The Accelerated Failure Time model parameterizes how covariates stretch or compress
the time axis. I implemented this using Spark MLlib's
AFTSurvivalRegression with a full feature pipeline for distributed training.
from pyspark.ml.regression import AFTSurvivalRegression
from pyspark.ml import Pipeline
aft = AFTSurvivalRegression(
featuresCol='features',
labelCol='tenure',
censorCol='churn_censor',
maxIter=200
)
pipeline = Pipeline(stages=[indexers, encoder, assembler, aft])
model = pipeline.fit(train_df)
Test set RMSE: 81.46 months. The negative R² suggests the Weibull distribution is not ideal for this dataset's survival pattern, but the distributed pipeline demonstrates clear engineering value at scale.
The Log-Logistic AFT model was validated using a Log-Odds plot. Parallel, roughly linear curves confirmed that the proportional odds assumption holds. Key acceleration factors: onlineSecurity (AF = 2.55), techSupport (AF = 2.10), partner (AF = 2.04).
Using Cox-predicted monthly survival probabilities and a 10% annual discount rate, I computed 36-month NPV for two customer archetypes:
| Customer Type | Profile | CLV Trend |
|---|---|---|
| High Risk | Fiber + Paperless, $75/mo | Rapid early decline |
| Low Risk | Dependents + Backup + Support, $45/mo | Sustained long-term |
Despite higher monthly revenue, high-risk customers yield lower cumulative CLV due to early churn. The 12-month CLV serves as a rational cap for customer acquisition cost.

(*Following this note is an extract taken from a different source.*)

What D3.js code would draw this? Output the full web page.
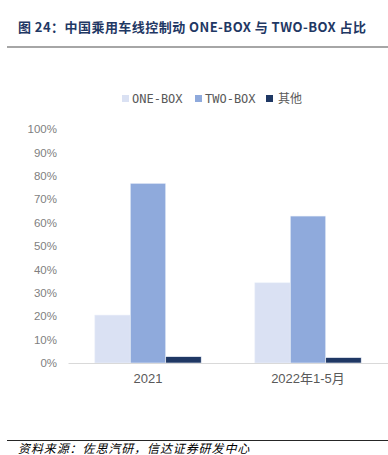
<!DOCTYPE html>
<html>
<head>
<meta charset="utf-8">
<script src="https://cdn.jsdelivr.net/npm/d3@7"></script>
<style>
body { margin: 0; background: #fff; }
</style>
</head>
<body>
<script>
var categories = ["2021", "2022年1-5月"];
var seriesNames = ["ONE-BOX", "TWO-BOX", "其他"];
var oneBox = [0.205, 0.343];
var twoBox = [0.768, 0.628];
var other = [0.027, 0.023];
var yTicks = [0, 0.1, 0.2, 0.3, 0.4, 0.5, 0.6, 0.7, 0.8, 0.9, 1.0];
var colors = ["#dae1f3", "#8faadc", "#1f3864"];

var width = 388;
var height = 455;
var svg = d3.select("body")
    .append("svg")
    .attr("width", width)
    .attr("height", height);

// title
svg.append("text")
    .attr("x", 18)
    .attr("y", 32)
    .attr("fill", "#1f3864")
    .attr("font-family", "'Noto Sans CJK SC', sans-serif")
    .attr("font-weight", "bold")
    .attr("font-size", 13)
    .attr("letter-spacing", 0.45)
    .text("图 24：中国乘用车线控制动 ONE-BOX 与 TWO-BOX 占比");
svg.append("line")
    .attr("x1", 7).attr("x2", 388)
    .attr("y1", 47).attr("y2", 47)
    .attr("stroke", "#a6a6a6")
    .attr("stroke-width", 2);

var plot = { left: 68, right: 388, top: 129, bottom: 363 };

var x0 = d3.scaleBand()
    .domain(categories)
    .range([plot.left, plot.right])
    .paddingInner(0.335)
    .paddingOuter(0.1675);
var x1 = d3.scaleBand()
    .domain(seriesNames)
    .range([0, x0.bandwidth()]);
var y = d3.scaleLinear()
    .domain([0, 1])
    .range([plot.bottom, plot.top]);

var yAxis = d3.axisLeft(y)
    .tickValues(yTicks)
    .tickFormat(d3.format(".0%"))
    .tickSize(0)
    .tickPadding(11);
var yg = svg.append("g")
    .attr("transform", "translate(" + plot.left + ",0)")
    .call(yAxis);
yg.select(".domain").remove();
yg.selectAll("text")
    .attr("fill", "#7f7f7f")
    .attr("font-family", "'Liberation Sans', Arial, sans-serif")
    .attr("font-size", 11.5);

var rows = categories.map(function (c, i) {
    return { cat: c, values: [oneBox[i], twoBox[i], other[i]] };
});

var groups = svg.append("g").selectAll("g")
    .data(rows)
    .enter()
    .append("g")
    .attr("transform", function (d) { return "translate(" + x0(d.cat) + ",0)"; });
groups.selectAll("rect")
    .data(function (d) { return d.values.map(function (v, j) { return { name: seriesNames[j], v: v, j: j }; }); })
    .enter()
    .append("rect")
    .attr("x", function (d) { return x1(d.name); })
    .attr("width", x1.bandwidth())
    .attr("y", function (d) { return y(d.v); })
    .attr("height", function (d) { return y(0) - y(d.v); })
    .attr("fill", function (d) { return colors[d.j]; })
    .attr("stroke", "#eef2fa")
    .attr("stroke-width", 0.6);

var xAxis = d3.axisBottom(x0).tickSize(0).tickPadding(11);
var xg = svg.append("g")
    .attr("transform", "translate(0," + plot.bottom + ")")
    .call(xAxis);
xg.select(".domain")
    .attr("stroke", "#d9d9d9")
    .attr("stroke-width", 1.2);
xg.selectAll("text")
    .attr("fill", "#595959")
    .attr("font-family", "'Liberation Sans', 'Noto Sans CJK SC', sans-serif")
    .attr("font-size", 13);

// legend
var legendX = [122, 195, 266];
var legend = svg.append("g").selectAll("g")
    .data(seriesNames)
    .enter()
    .append("g")
    .attr("transform", function (d, i) { return "translate(" + legendX[i] + ",99)"; });
legend.append("rect")
    .attr("x", 0).attr("y", -4)
    .attr("width", 7).attr("height", 7)
    .attr("fill", function (d, i) { return colors[i]; });
legend.append("text")
    .attr("x", function (d, i) { return i === 2 ? 12 : 10; })
    .attr("y", 4)
    .attr("fill", "#595959")
    .attr("font-family", "'DejaVu Sans Mono', 'Noto Sans CJK SC', monospace")
    .attr("font-size", 12)
    .text(function (d) { return d; });

// footer
svg.append("line")
    .attr("x1", 7).attr("x2", 388)
    .attr("y1", 440.5).attr("y2", 440.5)
    .attr("stroke", "#262626")
    .attr("stroke-width", 1);
svg.append("text")
    .attr("x", 18)
    .attr("y", 453)
    .attr("fill", "#000")
    .attr("font-family", "'Noto Sans CJK SC', sans-serif")
    .attr("font-style", "italic")
    .attr("font-size", 12)
    .attr("letter-spacing", 0.9)
    .text("资料来源：佐思汽研，信达证券研发中心");
</script>
</body>
</html>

| Method | Type | Key Metric | Best Use |
|---|---|---|---|
| Kaplan-Meier | Non-parametric | Median = 56 mo | Exploratory analysis |
| Cox PH | Semi-parametric | C-index = 0.64 | Interpretation & CLV |
| AFT Weibull (Spark) | Fully parametric | RMSE = 81.46 | Distributed prediction |
| Log-Logistic AFT | Fully parametric | AIC = 13,812 | Non-PH scenarios |
Online backup and tech support are the strongest retention levers, reducing churn risk by 54% and 47% respectively. Fiber optic customers churn at 54.6% versus 32.2% for DSL, yet their higher monthly charges do not compensate for lower CLV.
The most actionable finding: proactively offering tech support and online backup packages to new fiber customers in their first 3 months could substantially shift the survival curve upward, improving both retention and lifetime value simultaneously.